The Mudcat Café TM
Thread #19247 Message #195367
Posted By: Tony in Darwin
15-Mar-00 - 09:25 AM
Thread Name: Pop Goes the Weasel - Meaning?
Subject: RE: Help: Pop Goes the Weasel - Meaning?
Skipjack K8, until this thread came up I didn't realise the "Baring-Gould Nursery Rhyme" book on my bookshelf was by a B-G other than the famous Sabine. The best I can do is to quote the back flap of the dust-jacket
"A 200-year-old farmhouse fifty miles north of New York City is now the home of Bill and Ceil Baring-Gould, both one-time Midwesterners. He has been, for the past 25 years, an executive of Time Inc., magazine and book publishers. She is active in community life, particularly education and government. The Baring-Goulds' interest in the lore of children's literature stems from the writings of Mr. Baring-Gould's grandfather, the Reverend Sabine Baring-Gould. Both avid readers since childhood, the Baring-Goulds recently had to add a wing to their home to house their library which includes a rich collection of children's literature, kept up-to-date by additions from the books cherished by their own two children, Judith, now 19, and young Bill, now 15.

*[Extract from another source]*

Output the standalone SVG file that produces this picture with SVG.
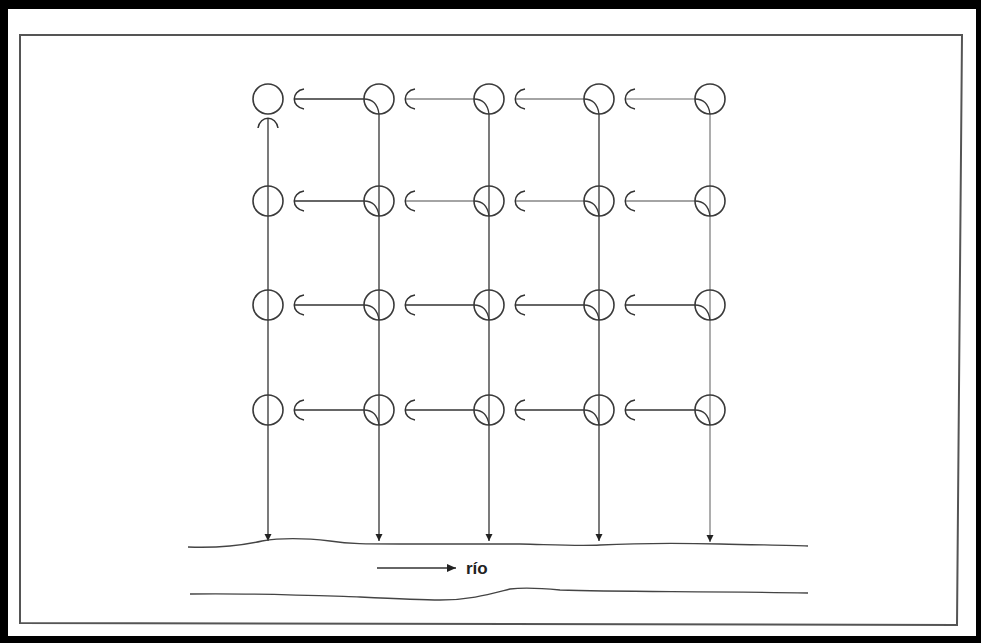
<svg xmlns="http://www.w3.org/2000/svg" xmlns:xlink="http://www.w3.org/1999/xlink" width="981" height="643" viewBox="0 0 981 643">
<style>
.nd{fill:none;stroke:#3a3a3a;stroke-width:1.6}
.ic{fill:none;stroke:#3a3a3a;stroke-width:1.3}
.cn{fill:none;stroke:#333;stroke-width:1.3}
.md{fill:none;stroke:#4a4a4a;stroke-width:1.2}
.lt{fill:none;stroke:#6a6a6a;stroke-width:1.1}
.rv{fill:none;stroke:#444;stroke-width:1.3}
.lbl{font-family:"Liberation Sans",Arial,sans-serif;font-size:17px;font-weight:bold;fill:#222}
</style>
<defs>
<marker id="arc" viewBox="-12 -12 24 24" markerWidth="24" markerHeight="24" refX="0" refY="0" orient="auto-start-reverse" markerUnits="userSpaceOnUse">
<path d="M-10,-10 C3,-8 3,8 -10,10" fill="none" stroke="#333" stroke-width="1.5"/>
</marker>
<marker id="tri" viewBox="-10 -6 12 12" markerWidth="12" markerHeight="12" refX="0" refY="0" orient="auto" markerUnits="userSpaceOnUse">
<path d="M0,0 L-7,-3.5 L-7,3.5 Z" fill="#222"/>
</marker>
<marker id="tri2" viewBox="-10 -6 12 12" markerWidth="12" markerHeight="12" refX="0" refY="0" orient="auto" markerUnits="userSpaceOnUse">
<path d="M0,0 L-9,-4 L-9,4 Z" fill="#222"/>
</marker>
<path id="icv" class="ic" d="M-15,0 Q-2,0 0,15"/>
</defs>
<rect width="981" height="643" fill="#fff"/>
<rect x="0" y="0" width="981" height="9" fill="#000"/>
<rect x="0" y="0" width="8" height="643" fill="#000"/>
<rect x="0" y="636" width="981" height="7" fill="#000"/>
<rect x="976" y="0" width="5" height="643" fill="#000"/>
<polygon points="20,35 962,35 957,625 20,623" fill="none" stroke="#555" stroke-width="2"/>

<g id="connectors">
<line class="cn" x1="268" y1="118" x2="268" y2="541" marker-start="url(#arc)" marker-end="url(#tri)"/>
<line class="cn" x1="379" y1="114" x2="379" y2="541" marker-end="url(#tri)"/>
<line class="cn" x1="489" y1="114" x2="489" y2="541" marker-end="url(#tri)"/>
<line class="cn" x1="599" y1="114" x2="599" y2="541" marker-end="url(#tri)"/>
<line class="lt" x1="710" y1="114" x2="710" y2="542" marker-end="url(#tri)"/>
<line class="cn" x1="364" y1="99" x2="294" y2="99" marker-end="url(#arc)"/>
<line class="md" x1="474" y1="99" x2="405" y2="99" marker-end="url(#arc)"/>
<line class="md" x1="584" y1="99" x2="515" y2="99" marker-end="url(#arc)"/>
<line class="lt" x1="695" y1="99" x2="625" y2="99" marker-end="url(#arc)"/>
<line class="cn" x1="364" y1="201" x2="294" y2="201" marker-end="url(#arc)"/>
<line class="md" x1="474" y1="201" x2="405" y2="201" marker-end="url(#arc)"/>
<line class="md" x1="584" y1="201" x2="515" y2="201" marker-end="url(#arc)"/>
<line class="md" x1="695" y1="201" x2="625" y2="201" marker-end="url(#arc)"/>
<line class="cn" x1="364" y1="305" x2="294" y2="305" marker-end="url(#arc)"/>
<line class="cn" x1="474" y1="305" x2="405" y2="305" marker-end="url(#arc)"/>
<line class="cn" x1="584" y1="305" x2="515" y2="305" marker-end="url(#arc)"/>
<line class="cn" x1="695" y1="305" x2="625" y2="305" marker-end="url(#arc)"/>
<line class="cn" x1="364" y1="410" x2="294" y2="410" marker-end="url(#arc)"/>
<line class="cn" x1="474" y1="410" x2="405" y2="410" marker-end="url(#arc)"/>
<line class="cn" x1="584" y1="410" x2="515" y2="410" marker-end="url(#arc)"/>
<line class="cn" x1="695" y1="410" x2="625" y2="410" marker-end="url(#arc)"/>
</g>

<g id="nodes">
<g id="n11"><circle class="nd" cx="268" cy="99" r="15"/></g>
<g id="n12"><circle class="nd" cx="379" cy="99" r="15"/><use href="#icv" x="379" y="99"/></g>
<g id="n13"><circle class="nd" cx="489" cy="99" r="15"/><use href="#icv" x="489" y="99"/></g>
<g id="n14"><circle class="nd" cx="599" cy="99" r="15"/><use href="#icv" x="599" y="99"/></g>
<g id="n15"><circle class="nd" cx="710" cy="99" r="15"/><use href="#icv" x="710" y="99"/></g>
<g id="n21"><circle class="nd" cx="268" cy="201" r="15"/></g>
<g id="n22"><circle class="nd" cx="379" cy="201" r="15"/><use href="#icv" x="379" y="201"/></g>
<g id="n23"><circle class="nd" cx="489" cy="201" r="15"/><use href="#icv" x="489" y="201"/></g>
<g id="n24"><circle class="nd" cx="599" cy="201" r="15"/><use href="#icv" x="599" y="201"/></g>
<g id="n25"><circle class="nd" cx="710" cy="201" r="15"/><use href="#icv" x="710" y="201"/></g>
<g id="n31"><circle class="nd" cx="268" cy="305" r="15"/></g>
<g id="n32"><circle class="nd" cx="379" cy="305" r="15"/><use href="#icv" x="379" y="305"/></g>
<g id="n33"><circle class="nd" cx="489" cy="305" r="15"/><use href="#icv" x="489" y="305"/></g>
<g id="n34"><circle class="nd" cx="599" cy="305" r="15"/><use href="#icv" x="599" y="305"/></g>
<g id="n35"><circle class="nd" cx="710" cy="305" r="15"/><use href="#icv" x="710" y="305"/></g>
<g id="n41"><circle class="nd" cx="268" cy="410" r="15"/></g>
<g id="n42"><circle class="nd" cx="379" cy="410" r="15"/><use href="#icv" x="379" y="410"/></g>
<g id="n43"><circle class="nd" cx="489" cy="410" r="15"/><use href="#icv" x="489" y="410"/></g>
<g id="n44"><circle class="nd" cx="599" cy="410" r="15"/><use href="#icv" x="599" y="410"/></g>
<g id="n45"><circle class="nd" cx="710" cy="410" r="15"/><use href="#icv" x="710" y="410"/></g>
</g>

<g id="river">
<path class="rv" d="M188,547 C215,548 240,546 262,541 C285,537 305,538 330,541 C350,544 365,544 400,544 L520,544 C560,545 580,546 600,545 C640,543 680,543 720,544 C760,545 790,545 808,546"/>
<path class="rv" d="M190,594 C250,593 300,595 360,597 C400,599 420,600 440,600 C470,600 490,594 510,589 C525,587 540,588 560,590 C620,592 700,591 808,593"/>
<line class="cn" x1="377" y1="568" x2="456" y2="568" marker-end="url(#tri2)"/>
<text class="lbl" x="466" y="574">río</text>
</g>
</svg>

Mr. Baring-Gould's first book, 'Sherlock Holmes of Baker Street, A Life of the World's First Consulting Detective', was published in April, 1962"

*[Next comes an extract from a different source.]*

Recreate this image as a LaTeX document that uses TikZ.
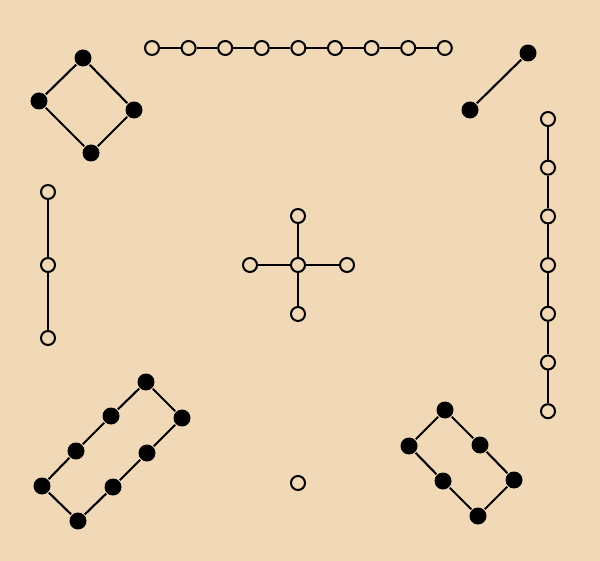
\documentclass[tikz,border=0pt]{standalone}
\usepackage{tikz}
\definecolor{parch}{RGB}{241,217,183}

\begin{document}
\begin{tikzpicture}[x=1pt,y=-1pt,line width=2.1pt,
  opn/.style={circle,draw=black,fill=parch,line width=2pt,inner sep=0pt,minimum size=14pt},
  blk/.style={circle,fill=black,inner sep=0pt,minimum size=17pt}]
  \fill[parch] (0,0) rectangle (600,561);
  \useasboundingbox (0,0) rectangle (600,561);
  % square top left
  \node[blk] (q1) at (83,58) {};
  \node[blk] (q2) at (134,110) {};
  \node[blk] (q3) at (91,153) {};
  \node[blk] (q4) at (39,101) {};
  \draw (q1) -- (q2) -- (q3) -- (q4) -- (q1);
  % top chain
  \foreach \i in {0,...,8}
    \node[opn] (t\i) at (152+36.6*\i,48) {};
  \foreach \i [count=\j] in {0,...,7}
    \draw (t\i) -- (t\j);
  % single edge top right
  \node[blk] (e1) at (528,53) {};
  \node[blk] (e2) at (470,110) {};
  \draw (e1) -- (e2);
  % right chain
  \foreach \i in {0,...,6}
    \node[opn] (r\i) at (548,119+48.7*\i) {};
  \foreach \i [count=\j] in {0,...,5}
    \draw (r\i) -- (r\j);
  % left chain
  \node[opn] (l0) at (48,192) {};
  \node[opn] (l1) at (48,265) {};
  \node[opn] (l2) at (48,338) {};
  \draw (l0) -- (l1) -- (l2);
  % cross
  \node[opn] (c) at (298,265) {};
  \node[opn] (cn) at (298,216) {};
  \node[opn] (cs) at (298,314) {};
  \node[opn] (cw) at (250,265) {};
  \node[opn] (ce) at (347,265) {};
  \draw (cn) -- (c) -- (cs);
  \draw (cw) -- (c) -- (ce);
  % loop bottom left
  \node[blk] (a1) at (146,382) {};
  \node[blk] (a2) at (182,418) {};
  \node[blk] (a3) at (147,453) {};
  \node[blk] (a4) at (113,487) {};
  \node[blk] (a5) at (78,521) {};
  \node[blk] (a6) at (42,486) {};
  \node[blk] (a7) at (76,451) {};
  \node[blk] (a8) at (111,416) {};
  \draw (a1) -- (a2) -- (a3) -- (a4) -- (a5) -- (a6) -- (a7) -- (a8) -- (a1);
  % loop bottom right
  \node[blk] (b1) at (445,410) {};
  \node[blk] (b2) at (480,445) {};
  \node[blk] (b3) at (514,480) {};
  \node[blk] (b4) at (478,516) {};
  \node[blk] (b5) at (443,481) {};
  \node[blk] (b6) at (409,446) {};
  \draw (b1) -- (b2) -- (b3) -- (b4) -- (b5) -- (b6) -- (b1);
  % isolated
  \node[opn] (s) at (298,483) {};
\end{tikzpicture}
\end{document}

Bear in mind that this book was published in 1962, so Judith and young Bill are now aged about 57 and 53, respectively.
None of this takes us any closer to answering Mark's original question, though. I tended to go along with Hyperabid...it's not a political song, just a folk-tale of London.
Another book just fell off the shelf.
("Origins of Rhymes, Songs and Sayings", Jean Harrowven, Kaye & Ward, London, 1977. p273)

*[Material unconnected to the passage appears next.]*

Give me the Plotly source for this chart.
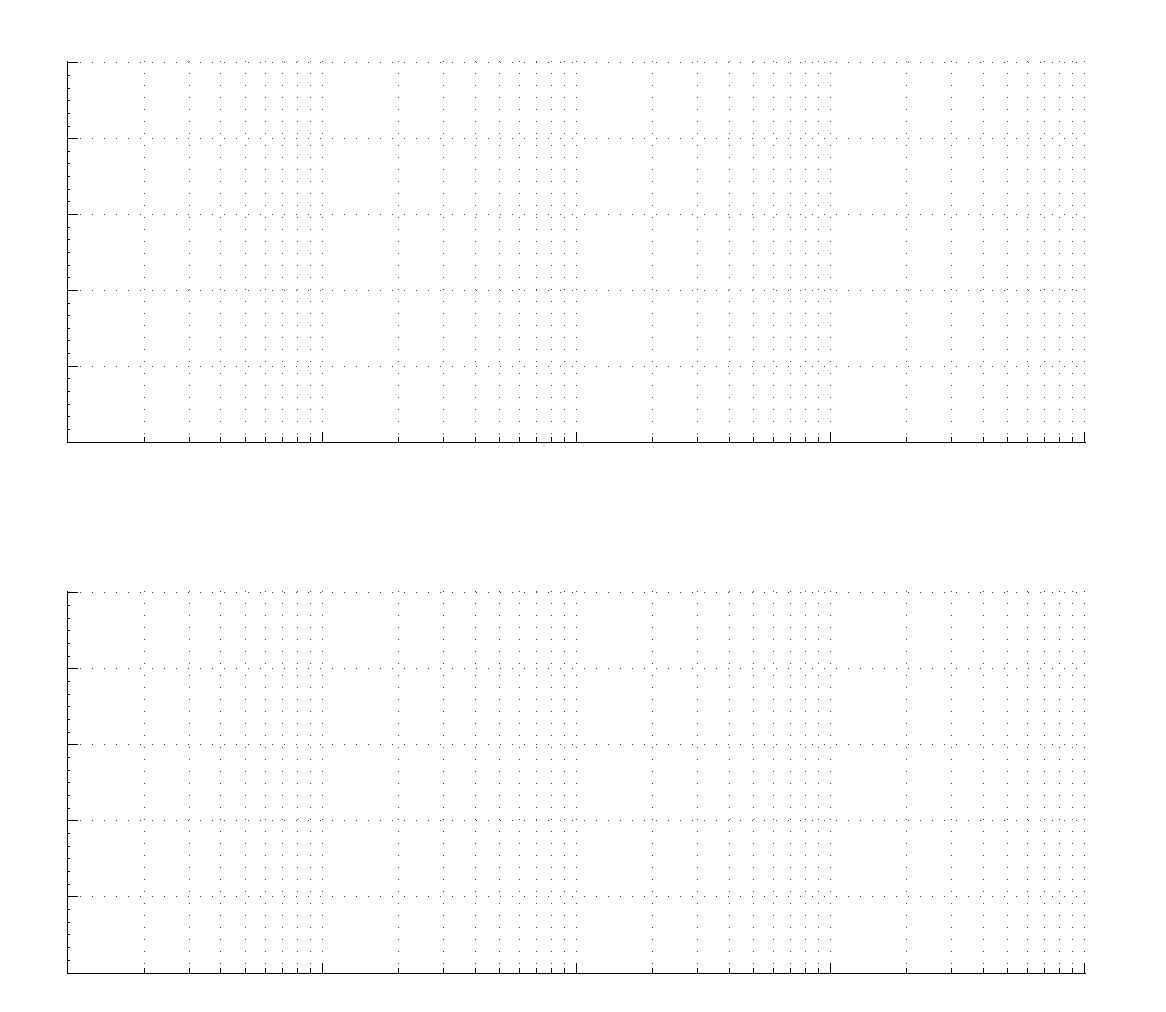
import plotly.graph_objects as go
from plotly.subplots import make_subplots

# Data (the reference shows empty Bode-style axes: no curves drawn)
frequency = []
magnitude = []
phase = []

x_range_log = [0, 4]          # decades 10^0 .. 10^4
y_major_ticks = [0, 1, 2, 3, 4, 5]

fig = make_subplots(rows=2, cols=1, vertical_spacing=0.1)
fig.add_trace(go.Scatter(x=frequency, y=magnitude, mode="lines",
                         line=dict(color="#0000ff", width=1), showlegend=False), row=1, col=1)
fig.add_trace(go.Scatter(x=frequency, y=phase, mode="lines",
                         line=dict(color="#0000ff", width=1), showlegend=False), row=2, col=1)

grid_col = "#4d4d4d"
dash = "1px,11px"
x_eps = 0.007   # small headroom so edge gridlines are drawn
y_eps = 0.025

xaxis_style = dict(
    type="log", range=[x_range_log[0], x_range_log[1] + x_eps], dtick=1, showticklabels=False,
    ticks="inside", ticklen=10, tickcolor="black", tickwidth=1,
    showline=True, linecolor="black", linewidth=1, mirror=False,
    showgrid=True, gridcolor=grid_col, griddash=dash, gridwidth=1,
    zeroline=False,
    minor=dict(ticks="inside", ticklen=5, tickcolor="black",
               showgrid=True, gridcolor=grid_col, griddash=dash, gridwidth=1),
)
yaxis_style = dict(
    range=[y_major_ticks[0], y_major_ticks[-1] + y_eps], tickvals=y_major_ticks,
    showticklabels=False,
    ticks="inside", ticklen=10, tickcolor="black", tickwidth=1,
    showline=True, linecolor="black", linewidth=1, mirror=False,
    showgrid=True, gridcolor=grid_col, griddash=dash, gridwidth=1,
    zeroline=False,
    minor=dict(ticks="inside", ticklen=2, tickcolor="black", dtick=1/6, showgrid=False),
)

fig.update_xaxes(**xaxis_style)
fig.update_yaxes(**yaxis_style)

fig.update_layout(
    width=1166, height=1012,
    margin=dict(l=60, r=88, t=53, b=47),
    plot_bgcolor="white", paper_bgcolor="white",
    showlegend=False,
)
fig.layout.yaxis.domain = [1 - 381 / 912, 1.0]
fig.layout.yaxis2.domain = [0.0, 382 / 912]

fig.write_html("out.html")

'The Song 'Pop Goes the Weasel' was written in the 1830s by Charles Sloman and sung by him in such places of ill-repute as the Cyder Cellars and the Coal Hole. His version does not contain the words that are so familiar to us today. There were six verses in the original song, all in the same vein as the first:
Something new starts every day,
Pop goes the Weasel,
Fashion ever changes sway,
Pop goes the Weasel.
As one comes in another goes out,
Pop goes the Weasel.
The newest one, there is no doubt, is
Pop goes the Weasel.
The lyrics comment on the changing fashion of catchphrases and "pop goes the weasel" was a saying at the time. The "weasel" was a tailor's "goose" or heavy iron, a commodity which could easily be pawned. Another explanation of this rhyme was suggested by Arthur Moore, who says he had always understood that the Eagle tavern had been a betting shop, where money was lost and poachers pawned their weasels to pay their debts.
James Robinson Planché used the verse that we know today in his revue 'The Haymarket Spring Meeting' and adapted it to the Eagle tavern, where it was first produced.'
More on the Eagle (from the same source, p272):
'The Eagle tavern replaced the gardens of the Shepherd and Shepherdess when the City Road was built in the East End of London in 1825. The new proprietor was a man called Rouse, commonly known as "Bravo Rouse". He was an adventurous man, who provided new entertainment to attract his customers. He arranged balloon ascents, built the Russian Mountain made of scenic model railways, and in 1831 converted the ornaments used at the coronation of William IV into a large ornamental entrance to his pleasure gardens. He extended the Eagle tavern and the site was then called Royal Eagle Coronation Pleasure Grounds.'
[I can just see that on the destination board of the Number 3 bus!]
'In 1832 he built the Grecian saloon and provided dancing and entertainment within its walls, thus extending the Eagle even more. Later the saloon became the Grecian Theatre, but did not thrive as such and, in 1882, it was taken over by the Salvation Army. Until its demolition at the turn of the century, the Grecian Theatre could easily be distinguished by the two stone eagles set on pillars on each side of the entrance.'
I keep finding more stuff! I'll start a separate thread on Rev. Sabine Baring-Gould.